Japanese writer (1933–2024)

Sakae Saitō (斉藤栄, Saitō Sakae) was a Japanese author of popular fiction active during the Shōwa and Heisei periods of Japan.

==Early life==
Saitō was born in Ota-ku, Tokyo. In 1944, he moved with his mother to her hometown of Fujisawa, Kanagawa. He started writing novels from junior high school. In high school, he was a classmate of Shintaro Ishihara, and assisted him in the creation of the literary circle Shonan Bungei.

After graduating from Tokyo University with a legal degree, he went to work as a bureaucrat at the Yokohama city hall, continuing to write novels on the side.
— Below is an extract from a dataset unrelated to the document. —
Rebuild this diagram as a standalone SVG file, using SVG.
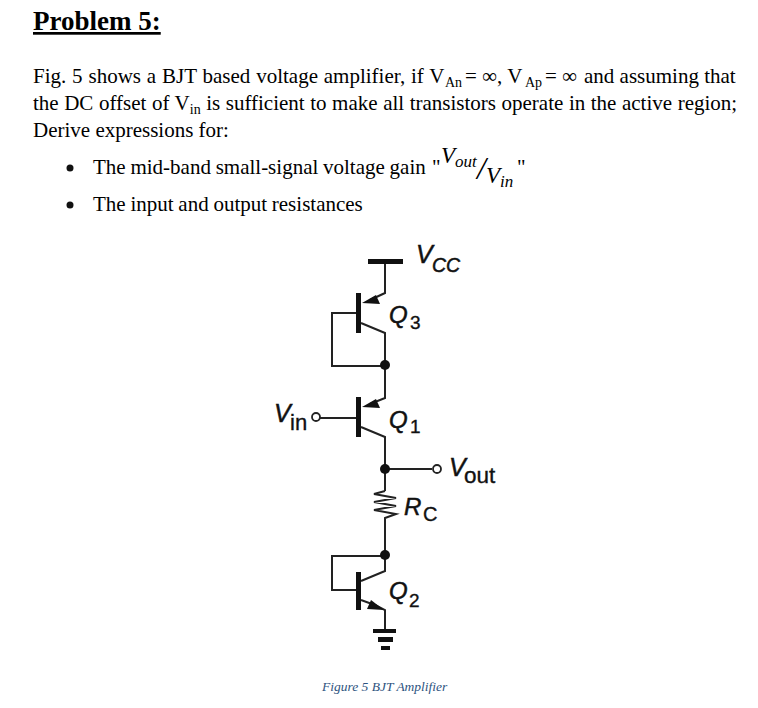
<svg xmlns="http://www.w3.org/2000/svg" width="758" height="708" viewBox="0 0 758 708">
<style>
.t{font-family:"Liberation Serif",serif;font-size:21px;fill:#000}
.s{font-family:"Liberation Serif",serif;font-size:14px;fill:#000}
.i{font-family:"Liberation Serif",serif;font-style:italic;fill:#000}
.a{font-family:"Liberation Sans",Arial,sans-serif;font-style:italic;fill:#111;stroke:#111;stroke-width:.5}
.n{font-family:"Liberation Sans",Arial,sans-serif;fill:#111;stroke:#111;stroke-width:.35}
.w{fill:none;stroke:#222;stroke-width:2}
.b{fill:#111}
.o{fill:#fff;stroke:#222;stroke-width:1.8}
</style>
<defs>
<polygon id="ah" points="0,0 14,-8 18,1" class="b"/>
</defs>
<rect width="758" height="708" fill="#fff"/>
<g id="text">
<text x="33" y="30" font-family="Liberation Serif, serif" font-weight="bold" font-size="27" fill="#000" text-decoration="underline">Problem 5:</text>
<text class="t" x="33" y="83" word-spacing=".6">Fig. 5 shows a BJT based voltage amplifier, if V</text>
<text class="s" x="445" y="87">An</text>
<text class="t" x="465" y="83">= ∞, V</text>
<text class="s" x="525" y="87">Ap</text>
<text class="t" x="545" y="83">= ∞</text>
<text class="t" x="584" y="83">and assuming that</text>
<text class="t" x="33" y="110" word-spacing=".3">the DC offset of V<tspan class="s" dy="4">in</tspan><tspan dy="-4"> is sufficient to make all transistors operate in the active region;</tspan></text>
<text class="t" x="33" y="137">Derive expressions for:</text>
<circle class="b" cx="70" cy="168" r="3.5"/>
<text class="t" x="93" y="174" word-spacing="-.5">The mid-band small-signal voltage gain</text>
<text class="t" x="432" y="174">"</text>
<text class="i" x="441" y="163" font-size="23">V</text>
<text class="i" x="455" y="167" font-size="17">out</text>
<text class="i" x="477" y="179" font-size="32">/</text>
<text class="i" x="486" y="183" font-size="23">V</text>
<text class="i" x="500" y="187" font-size="17">in</text>
<text class="t" x="517" y="174">"</text>
<circle class="b" cx="70" cy="205" r="3.5"/>
<text class="t" x="93" y="211" word-spacing="-.5">The input and output resistances</text>
<text x="322" y="691" font-family="Liberation Serif, serif" font-style="italic" font-size="13.5" fill="#2e5480">Figure 5 BJT Amplifier</text>
</g>
<g id="connectors">
<path class="w" d="M385 261V293L370 300"/>
<path class="w" d="M361 323L385 333V398L370 404"/>
<path class="w" d="M358 313H332V366H385"/>
<path class="w" d="M320 418H358"/>
<path class="w" d="M361 427L385 437V491"/>
<path class="w" d="M385 469H432"/>
<path class="w" d="M385 491L374 494L396 498L374 502L396 506L374 510L396 514L385 518V571L361 581"/>
<path class="w" d="M385 556H332V590H358"/>
<path class="w" d="M375 605L385 610V631"/>
<path class="w" d="M361 600L372 604"/>
</g>
<g id="Vcc"><rect class="b" x="368" y="259" width="35" height="5"/><text class="a" x="416" y="263" font-size="25">V</text><text class="a" x="432" y="272" font-size="19.5">CC</text></g>
<g id="Q3"><rect class="b" x="356" y="293" width="5" height="40"/><use href="#ah" x="362" y="303"/><text class="a" x="389" y="323" font-size="24">Q</text><text class="n" x="410" y="329" font-size="19">3</text></g>
<g id="Q1"><rect class="b" x="356" y="397" width="5" height="40"/><use href="#ah" x="362" y="407"/><text class="a" x="389" y="428" font-size="24">Q</text><text class="n" x="410" y="433" font-size="19">1</text></g>
<g id="Vin"><circle class="o" cx="316" cy="417" r="4"/><text class="a" x="274" y="422" font-size="25">V</text><text class="n" x="290" y="430" font-size="22">in</text></g>
<g id="Vout"><circle class="o" cx="437" cy="469" r="4"/><text class="a" x="449" y="476" font-size="25">V</text><text class="n" x="464" y="483" font-size="22.5">out</text></g>
<g id="J1"><circle class="b" cx="385" cy="365" r="5"/></g>
<g id="J2"><circle class="b" cx="385" cy="469" r="5"/></g>
<g id="J3"><circle class="b" cx="385" cy="555" r="5"/></g>
<g id="Rc"><text class="a" x="404" y="515" font-size="24">R</text><text class="n" x="423" y="521" font-size="20">C</text></g>
<g id="Q2"><rect class="b" x="356" y="572" width="5" height="38"/><polygon class="b" points="384,610 371,600 367,609"/><text class="a" x="389" y="599" font-size="24">Q</text><text class="n" x="409" y="607" font-size="19">2</text></g>
<g id="GND"><rect class="b" x="373" y="629" width="23" height="4"/><rect class="b" x="378" y="637" width="15" height="5"/><rect class="b" x="381" y="646" width="9" height="4"/></g>
</svg>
With his legal background and Tokyo University credentials, he was often offered more lucrative posts within the central government, but he always refused as this would rob him of time to write.

== Writing career ==
In 1966, Saitō was awarded the 12th Edogawa Rampo Prize for his mystery novel "Murder of the Chessman" (王将に児あり, Ōshō ni koari) He followed on this with several best-selling mystery series, creating the "Tarot Himeko series", the "Inspector Edogawa Murder-Travel series", and the "Inspector Kobayakawa series", which were the basis for several popular television series.

Saitō is known for his tremendous creative speed, at times producing several hundred pages of work a week, or completing a novel within the span of a month. In particular, the Tarot Himeko series exceeded 80 novels from 1985 to 1992, and is also credited with creating a revival in the fortune-telling industry and the sales of tarot cards in Japan.

== Death ==
Saitō died on 15 June 2024, at the age of 91.